Let's try to take the 'derivative' of a function that looks a bit like what we're integrating. What if we tried $e^{-\theta} (\sin \theta + \cos \theta)$?
- To find its derivative, we use a rule that says when you have two things multiplied together, you take the derivative of the first, multiply by the second, then add the first multiplied by the derivative of the second.
- The derivative of $e^{-\theta}$ is $-e^{-\theta}$.
- The derivative of $\sin \theta + \cos \theta$ is $\cos \theta - \sin \theta$.

So, the derivative of $e^{-\theta} (\sin \theta + \cos \theta)$ is:
$(-e^{-\theta}) (\sin \theta + \cos \theta) + e^{-\theta} (\cos \theta - \sin \theta)$
$= -e^{-\theta}\sin \theta - e^{-\theta}\cos \theta + e^{-\theta}\cos \theta - e^{-\theta}\sin \theta$
$= -2e^{-\theta}\sin \theta$.

Aha! This is almost exactly what we want! We have $2e^{-\theta}\sin \theta$ in our problem, and we found that the derivative of $e^{-\theta} (\sin \theta + \cos \theta)$ is $-2e^{-\theta}\sin \theta$.
This means that if we want to integrate $2e^{-\theta}\sin \theta$, it's just the negative of the function we just took the derivative of.
So, $\int 2e^{-\theta}\sin \theta d\theta = - [e^{-\theta} (\sin \theta + \cos \theta)]$.

Now, we need to evaluate this from $\theta=0$ all the way to $\theta=\infty$. This means we see what the function equals at the very end (infinity) and subtract what it equals at the very beginning (0).

1. **At $\theta$ going to infinity:**
As $\theta$ gets really, really big, $e^{-\theta}$ gets super tiny, almost zero.
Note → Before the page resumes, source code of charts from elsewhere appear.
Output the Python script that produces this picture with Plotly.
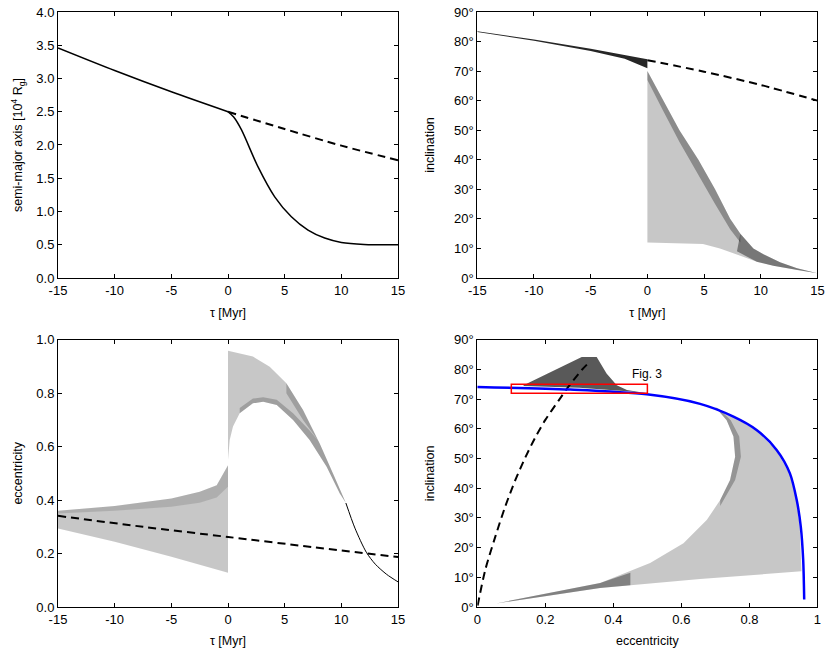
import plotly.graph_objects as go

# ---- panel a : semi-major axis vs tau ----
a_tau_before = [-15, -10, -5, 0]
a_before = [3.46, 3.12, 2.80, 2.50]
a_tau_after = [0, 0.5, 1.18, 2.65, 4.12, 5.59, 7.06, 8.53, 10.0, 12.0, 15]
a_after = [2.50, 2.42, 2.23, 1.67, 1.22, 0.92, 0.72, 0.60, 0.535, 0.505, 0.50]
a_dash_tau = [0, 5, 10, 15]
a_dash_val = [2.50, 2.24, 1.99, 1.77]

# ---- panel b : inclination vs tau ----
ib_band_tau = [-15, -10, -5, -2, 0]
ib_band_hi = [83.5, 80.7, 77.6, 75.5, 74.0]
ib_band_lo = [83.2, 80.3, 76.8, 74.2, 71.0]
ib_up_tau = [0, 1.4, 2.83, 4.5, 5.97, 7.3, 8.2, 9.35, 10.24, 11.7, 13.2, 15]
ib_up_val = [70, 60, 50, 40, 30, 20, 15, 10, 8.0, 5.3, 3.3, 1.6]
ib_lo_tau = [0, 2.9, 4.9, 6.4, 7.9, 9.65, 11.1, 13.2, 15]
ib_lo_val = [12, 11.8, 11.5, 10.0, 7.8, 5.5, 4.1, 2.7, 1.6]
ib_strip_tau = [0, 1.4, 2.83, 4.5, 5.97, 7.3, 8.2, 8.2, 7.3, 5.97, 4.5, 2.83, 1.4, 0]
ib_strip_val = [70, 60, 50, 40, 30, 20, 15, 12, 16.5, 25, 35, 46, 56.5, 67]
ib_corner_tau = [8.2, 9.35, 10.24, 11.7, 13.2, 15, 13.2, 11.1, 9.65, 7.9]
ib_corner_val = [15, 10, 8.0, 5.3, 3.3, 1.6, 2.7, 4.1, 5.5, 9.0]
ib_dash_tau = [0, 5, 10, 15]
ib_dash_val = [73.7, 69.8, 65.3, 60.0]

# ---- panel c : eccentricity vs tau ----
ec_left_tau_hi = [-15, -10, -5, -2.5, -1, 0]
ec_left_hi = [0.36, 0.378, 0.406, 0.431, 0.456, 0.53]
ec_left_tau_lo = [-15, -10, -5, 0]
ec_left_lo = [0.294, 0.244, 0.188, 0.128]
ec_lstrip_tau = [-15, -10, -5, -2.5, -1, 0, 0, -1, -2.5, -5, -10, -15]
ec_lstrip = [0.36, 0.378, 0.406, 0.431, 0.456, 0.53, 0.45, 0.41, 0.39, 0.375, 0.36, 0.35]
ec_right_tau_hi = [0, 2.2, 3.68, 5.15, 6.62, 8.09, 9.26, 10.4]
ec_right_hi = [0.959, 0.937, 0.899, 0.837, 0.737, 0.612, 0.50, 0.389]
ec_right_tau_lo = [0, 0.15, 0.44, 1.03, 2.2, 3.1, 4.3, 5.74, 7.2, 8.7, 9.85, 10.4]
ec_right_lo = [0.55, 0.625, 0.675, 0.725, 0.762, 0.768, 0.756, 0.70, 0.625, 0.525, 0.426, 0.389]
ec_rstrip_tau = [5.15, 6.62, 8.09, 9.26, 10.4, 9.85, 8.7, 7.2, 5.74, 4.3, 3.1, 2.2, 1.03,
                 1.03, 2.2, 3.1, 4.3, 5.74, 7.2, 8.0, 6.62, 5.15]
ec_rstrip = [0.837, 0.737, 0.612, 0.50, 0.389, 0.426, 0.525, 0.625, 0.70, 0.756, 0.768, 0.762, 0.725,
             0.745, 0.78, 0.785, 0.775, 0.725, 0.66, 0.62, 0.70, 0.80]
ec_tail_tau = [10.4, 11.2, 12.2, 13.0, 14.0, 15]
ec_tail = [0.389, 0.295, 0.205, 0.16, 0.122, 0.094]
ec_dash_tau = [-15, -7.5, 0, 7.5, 15]
ec_dash = [0.341, 0.30, 0.262, 0.224, 0.187]

# ---- panel d : inclination vs eccentricity ----
d_blue_e = [0, 0.273, 0.498, 0.655, 0.753, 0.821, 0.88, 0.919, 0.939, 0.951, 0.958, 0.961]
d_blue_i = [74.1, 73.2, 71.6, 68.4, 64.1, 59.6, 52.9, 45, 36, 27, 15.9, 2.5]
d_dash_e = [0.001, 0.0235, 0.053, 0.082, 0.112, 0.141, 0.17, 0.2, 0.239, 0.268, 0.307, 0.33]
d_dash_i = [0.5, 12.5, 23.7, 33.8, 42.8, 50.3, 57.0, 63.0, 69.5, 74.2, 79.8, 82.5]
d_top_e = [0.136, 0.224, 0.307, 0.351, 0.38, 0.41, 0.44, 0.498, 0.45, 0.3, 0.136]
d_top_i = [74.7, 79.5, 84.2, 84.2, 78.6, 74.7, 73.1, 72.0, 72.6, 73.8, 74.4]
d_inner_e = [0.055, 0.2, 0.361, 0.508, 0.606, 0.675, 0.714, 0.743, 0.758, 0.753, 0.733, 0.70]
d_inner_i = [1.2, 4.5, 8.1, 14.8, 21.5, 29.4, 36, 42.8, 50.6, 57.4, 62.9, 67.3]
d_outer_e = [0.753, 0.821, 0.88, 0.919, 0.939, 0.948, 0.953]
d_outer_i = [64.0, 59.4, 52.6, 44.6, 35.8, 26.8, 12.0]
d_bottom_e = [0.953, 0.655, 0.361, 0.2, 0.055]
d_bottom_i = [12.0, 9.4, 6.4, 3.6, 1.2]
d_strip_e = [0.70, 0.733, 0.753, 0.758, 0.743, 0.714, 0.714, 0.758, 0.775, 0.77, 0.745, 0.71]
d_strip_i = [67.3, 62.9, 57.4, 50.6, 42.8, 36, 34, 42.8, 50.6, 57.4, 62.9, 66.8]
d_wedge_e = [0.055, 0.2, 0.361, 0.45, 0.45, 0.361, 0.2, 0.055]
d_wedge_i = [1.2, 4.5, 8.1, 11.5, 7.3, 6.4, 3.6, 1.2]
box_e = [0.1, 0.5]
box_i = [72, 75]

FONT = "Liberation Sans, Arial, sans-serif"
GRAY = "rgba(0,0,0,0.22)"

fig = go.Figure()


def cloud(x, y, xa, ya, color=GRAY):
    fig.add_trace(go.Scatter(x=x, y=y, xaxis=xa, yaxis=ya, mode="lines", fill="toself",
                             fillcolor=color, line=dict(width=0), hoverinfo="skip"))


def line(x, y, xa, ya, color="black", width=1.5, dash=None):
    fig.add_trace(go.Scatter(x=x, y=y, xaxis=xa, yaxis=ya, mode="lines",
                             line=dict(color=color, width=width, dash=dash, shape="spline",
                                       smoothing=0.8)))


DASH = "8px,5px"

# panel a
line(a_dash_tau, a_dash_val, "x", "y", width=2, dash=DASH)
line(a_tau_before, a_before, "x", "y", width=1.5)
line(a_tau_after, a_after, "x", "y", width=1.5)

# panel b
cloud(ib_up_tau + ib_lo_tau[::-1], ib_up_val + ib_lo_val[::-1], "x2", "y2")
cloud(ib_strip_tau, ib_strip_val, "x2", "y2", "rgba(0,0,0,0.3)")
cloud(ib_corner_tau, ib_corner_val, "x2", "y2", "rgba(0,0,0,0.4)")
cloud(ib_band_tau + ib_band_tau[::-1], ib_band_hi + ib_band_lo[::-1], "x2", "y2", "rgba(0,0,0,0.85)")
line(ib_dash_tau, ib_dash_val, "x2", "y2", width=2, dash=DASH)

# panel c
cloud(ec_left_tau_hi + ec_left_tau_lo[::-1], ec_left_hi + ec_left_lo[::-1], "x3", "y3")
cloud(ec_lstrip_tau, ec_lstrip, "x3", "y3", "rgba(0,0,0,0.12)")
cloud(ec_right_tau_hi + ec_right_tau_lo[::-1], ec_right_hi + ec_right_lo[::-1], "x3", "y3")
cloud(ec_rstrip_tau, ec_rstrip, "x3", "y3", "rgba(0,0,0,0.2)")
line(ec_tail_tau, ec_tail, "x3", "y3", width=1)
line(ec_dash_tau, ec_dash, "x3", "y3", width=2, dash=DASH)

# panel d
cloud(d_inner_e + d_outer_e + d_bottom_e, d_inner_i + d_outer_i + d_bottom_i, "x4", "y4")
cloud(d_strip_e, d_strip_i, "x4", "y4", "rgba(0,0,0,0.25)")
cloud(d_wedge_e, d_wedge_i, "x4", "y4", "rgba(0,0,0,0.35)")
cloud(d_top_e, d_top_i, "x4", "y4", "rgba(0,0,0,0.65)")
line(d_dash_e, d_dash_i, "x4", "y4", width=2, dash=DASH)
line(d_blue_e, d_blue_i, "x4", "y4", color="#0000ff", width=2.5)

fig.add_shape(type="rect", xref="x4", yref="y4", x0=box_e[0], x1=box_e[1], y0=box_i[0], y1=box_i[1],
              line=dict(color="red", width=1.5))
fig.add_annotation(xref="x4", yref="y4", x=0.498, y=78.5, text="Fig. 3", showarrow=False,
                   font=dict(family=FONT, size=12, color="black"))

axis_common = dict(showline=True, linecolor="black", linewidth=1, mirror="ticks", automargin=False,
                   ticks="inside", ticklen=4, tickcolor="black", showgrid=False, zeroline=False,
                   tickfont=dict(family=FONT, size=13, color="black"),
                   title_font=dict(family=FONT, size=12.5, color="black"))

tau_ticks = [-15, -10, -5, 0, 5, 10, 15]
tau_text = [str(t) for t in tau_ticks]
deg_ticks = [0, 10, 20, 30, 40, 50, 60, 70, 80, 90]
deg_text = [f"{d}°" for d in deg_ticks]
xl = [0, 0.4474]
xr = [0.5517, 0.9993]
yt = [0.553, 1.0]
yb = [0.0, 0.4492]

fig.update_layout(
    width=830, height=648, plot_bgcolor="white", paper_bgcolor="white", showlegend=False,
    margin=dict(l=58, r=12, t=12, b=41, autoexpand=False),
    xaxis=dict(domain=xl, anchor="y", range=[-15, 15], tickvals=tau_ticks, ticktext=tau_text,
               title=dict(text="τ [Myr]", standoff=11), **axis_common),
    yaxis=dict(domain=yt, anchor="x", range=[0, 4], dtick=0.5, tickformat=".1f",
               title=dict(text="semi-major axis [10<sup>4</sup> R<sub>g</sub>]", standoff=10), **axis_common),
    xaxis2=dict(domain=xr, anchor="y2", range=[-15, 15], tickvals=tau_ticks, ticktext=tau_text,
                title=dict(text="τ [Myr]", standoff=11), **axis_common),
    yaxis2=dict(domain=yt, anchor="x2", range=[0, 90], tickvals=deg_ticks, ticktext=deg_text,
                title=dict(text="inclination", standoff=16), **axis_common),
    xaxis3=dict(domain=xl, anchor="y3", range=[-15, 15], tickvals=tau_ticks, ticktext=tau_text,
                title=dict(text="τ [Myr]", standoff=11), **axis_common),
    yaxis3=dict(domain=yb, anchor="x3", range=[0, 1], dtick=0.2, tickformat=".1f",
                title=dict(text="eccentricity", standoff=10), **axis_common),
    xaxis4=dict(domain=xr, anchor="y4", range=[0, 1], tickvals=[0, 0.2, 0.4, 0.6, 0.8, 1],
                ticktext=["0", "0.2", "0.4", "0.6", "0.8", "1"],
                title=dict(text="eccentricity", standoff=11), **axis_common),
    yaxis4=dict(domain=yb, anchor="x4", range=[0, 90], tickvals=deg_ticks, ticktext=deg_text,
                title=dict(text="inclination", standoff=16), **axis_common),
)

# the page body has a default 8px margin; remove it so the figure sits at the window origin
fig.write_html("out.html", config={"displayModeBar": False},
               post_script="document.body.style.margin='0px';")
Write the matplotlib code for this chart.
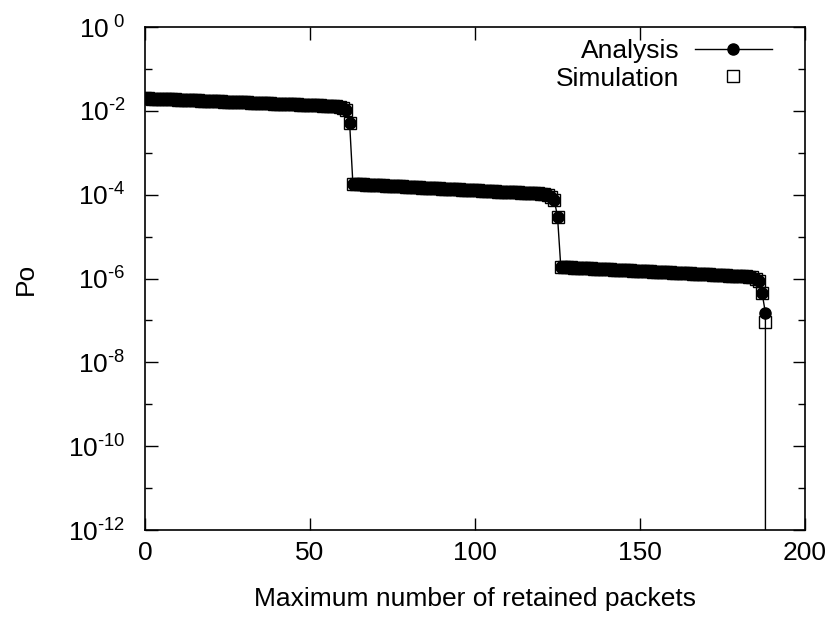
import matplotlib
matplotlib.use("Agg")
import matplotlib.pyplot as plt
from matplotlib.ticker import FixedLocator, NullFormatter

plt.rcParams['font.family'] = ['Liberation Sans', 'DejaVu Sans']
plt.rcParams['mathtext.fontset'] = 'custom'
plt.rcParams['mathtext.rm'] = 'Liberation Sans'
plt.rcParams['mathtext.it'] = 'Liberation Sans'

# Maximum number of retained packets n = 0 .. 189
seg1 = [0.0200, 0.0198, 0.0197, 0.0195, 0.0194, 0.0192, 0.0191, 0.0190, 0.0188, 0.0187,
        0.0185, 0.0184, 0.0183, 0.0181, 0.0180, 0.0179, 0.0177, 0.0176, 0.0175, 0.0173,
        0.0172, 0.0171, 0.0170, 0.0168, 0.0167, 0.0166, 0.0165, 0.0163, 0.0162, 0.0161,
        0.0160, 0.0159, 0.0157, 0.0156, 0.0155, 0.0154, 0.0153, 0.0152, 0.0151, 0.0149,
        0.0148, 0.0147, 0.0146, 0.0145, 0.0144, 0.0143, 0.0142, 0.0141, 0.0140, 0.0139,
        0.0138, 0.0137, 0.0136, 0.0135, 0.0134, 0.0133, 0.0132, 0.0131, 0.0128, 0.0124,
        0.0117, 0.0104, 0.0052]
seg2 = [1.80e-4, 1.78e-4, 1.77e-4, 1.75e-4, 1.73e-4, 1.72e-4, 1.70e-4, 1.69e-4, 1.67e-4, 1.66e-4,
        1.64e-4, 1.63e-4, 1.61e-4, 1.60e-4, 1.58e-4, 1.57e-4, 1.55e-4, 1.54e-4, 1.52e-4, 1.51e-4,
        1.49e-4, 1.48e-4, 1.47e-4, 1.45e-4, 1.44e-4, 1.43e-4, 1.41e-4, 1.40e-4, 1.39e-4, 1.37e-4,
        1.36e-4, 1.35e-4, 1.34e-4, 1.32e-4, 1.31e-4, 1.30e-4, 1.29e-4, 1.27e-4, 1.26e-4, 1.25e-4,
        1.24e-4, 1.23e-4, 1.22e-4, 1.21e-4, 1.19e-4, 1.18e-4, 1.17e-4, 1.16e-4, 1.15e-4, 1.14e-4,
        1.13e-4, 1.12e-4, 1.11e-4, 1.10e-4, 1.09e-4, 1.08e-4, 1.07e-4, 1.05e-4, 1.02e-4, 0.97e-4,
        0.90e-4, 0.76e-4, 0.30e-4]
seg3 = [1.90e-6, 1.88e-6, 1.87e-6, 1.85e-6, 1.83e-6, 1.82e-6, 1.80e-6, 1.78e-6, 1.77e-6, 1.75e-6,
        1.73e-6, 1.72e-6, 1.70e-6, 1.69e-6, 1.67e-6, 1.66e-6, 1.64e-6, 1.63e-6, 1.61e-6, 1.60e-6,
        1.58e-6, 1.57e-6, 1.55e-6, 1.54e-6, 1.52e-6, 1.51e-6, 1.49e-6, 1.48e-6, 1.47e-6, 1.45e-6,
        1.44e-6, 1.43e-6, 1.41e-6, 1.40e-6, 1.39e-6, 1.37e-6, 1.36e-6, 1.35e-6, 1.34e-6, 1.32e-6,
        1.31e-6, 1.30e-6, 1.29e-6, 1.27e-6, 1.26e-6, 1.25e-6, 1.24e-6, 1.23e-6, 1.22e-6, 1.21e-6,
        1.19e-6, 1.18e-6, 1.17e-6, 1.16e-6, 1.15e-6, 1.14e-6, 1.12e-6, 1.10e-6, 1.06e-6, 0.98e-6,
        0.85e-6, 0.45e-6, 1.5e-7, 0.0]

analysis_po = seg1 + seg2 + seg3
analysis_n = list(range(len(analysis_po)))

# Simulation matches analysis; last measured point slightly lower
sim_po = analysis_po[:-2] + [9e-8]
sim_n = list(range(len(sim_po)))

xticks = [0, 50, 100, 150, 200]
yticks_exp = [0, -2, -4, -6, -8, -10, -12]
ytick_labels = ['10$^{\\ 0}$', '10$^{\\text{-2}}$', '10$^{\\text{-4}}$', '10$^{\\text{-6}}$',
                '10$^{\\text{-8}}$', '10$^{\\text{-10}}$', '10$^{\\text{-12}}$']

FS = 19

fig = plt.figure(figsize=(8.30, 6.17), dpi=100)
ax = fig.add_axes([0.1747, 0.141, 0.7952, 0.8152])
ax.set_yscale('log', nonpositive='clip')

ax.plot(analysis_n, analysis_po, color='black', lw=1.0, marker='o', ms=8,
        mfc='black', mec='black', label='Analysis', zorder=3)
ax.plot(sim_n, sim_po, ls='none', marker='s', ms=9, mfc='none', mec='black',
        mew=1.0, label='Simulation', zorder=4)

ax.set_xlim(0, 200)
ax.set_ylim(1e-12, 1)
ax.xaxis.set_major_locator(FixedLocator(xticks))
ax.yaxis.set_major_locator(FixedLocator([10.0 ** e for e in yticks_exp]))
ax.yaxis.set_minor_locator(FixedLocator([10.0 ** e for e in range(-11, 0, 2)]))
ax.yaxis.set_minor_formatter(NullFormatter())
ax.set_yticklabels(ytick_labels)

ax.tick_params(which='both', direction='in', top=True, right=True, labelsize=FS, width=1)
ax.tick_params(axis='y', which='major', length=9, pad=14)
ax.tick_params(axis='x', which='major', length=9, pad=8)
ax.tick_params(which='minor', length=5)
for s in ax.spines.values():
    s.set_linewidth(1.2)

ax.set_xlabel('Maximum number of retained packets', fontsize=FS, labelpad=16)
ax.set_ylabel('Po', fontsize=FS, labelpad=22)

leg = ax.legend(loc='upper right', bbox_to_anchor=(1 - 15 / 660, 1 + 6 / 503),
                frameon=False, markerfirst=False, fontsize=FS,
                handlelength=2.9, borderaxespad=0.4, labelspacing=0.12, handletextpad=0.6,
                borderpad=0.3)

fig.savefig('out.png', dpi=100)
The part $(\sin \theta + \cos \theta)$ keeps wiggling between about -1.414 and 1.414. But because it's multiplied by something that's almost zero ($e^{-\theta}$), the whole thing, $-e^{-\theta} (\sin \theta + \cos \theta)$, becomes $0$.

2. **At $\theta=0$:**
We put $0$ into our function:
$-e^{-0} (\sin 0 + \cos 0)$
Remember $e^0 = 1$, $\sin 0 = 0$, and $\cos 0 = 1$.
So, it becomes $-1 \times (0 + 1) = -1$.

Finally, we subtract the value at the start from the value at the end:
(Value at infinity) - (Value at 0)
$0 - (-1) = 1$.

So, even though it looked complicated, by figuring out a "pattern" of derivatives and integrating it back, we found the answer!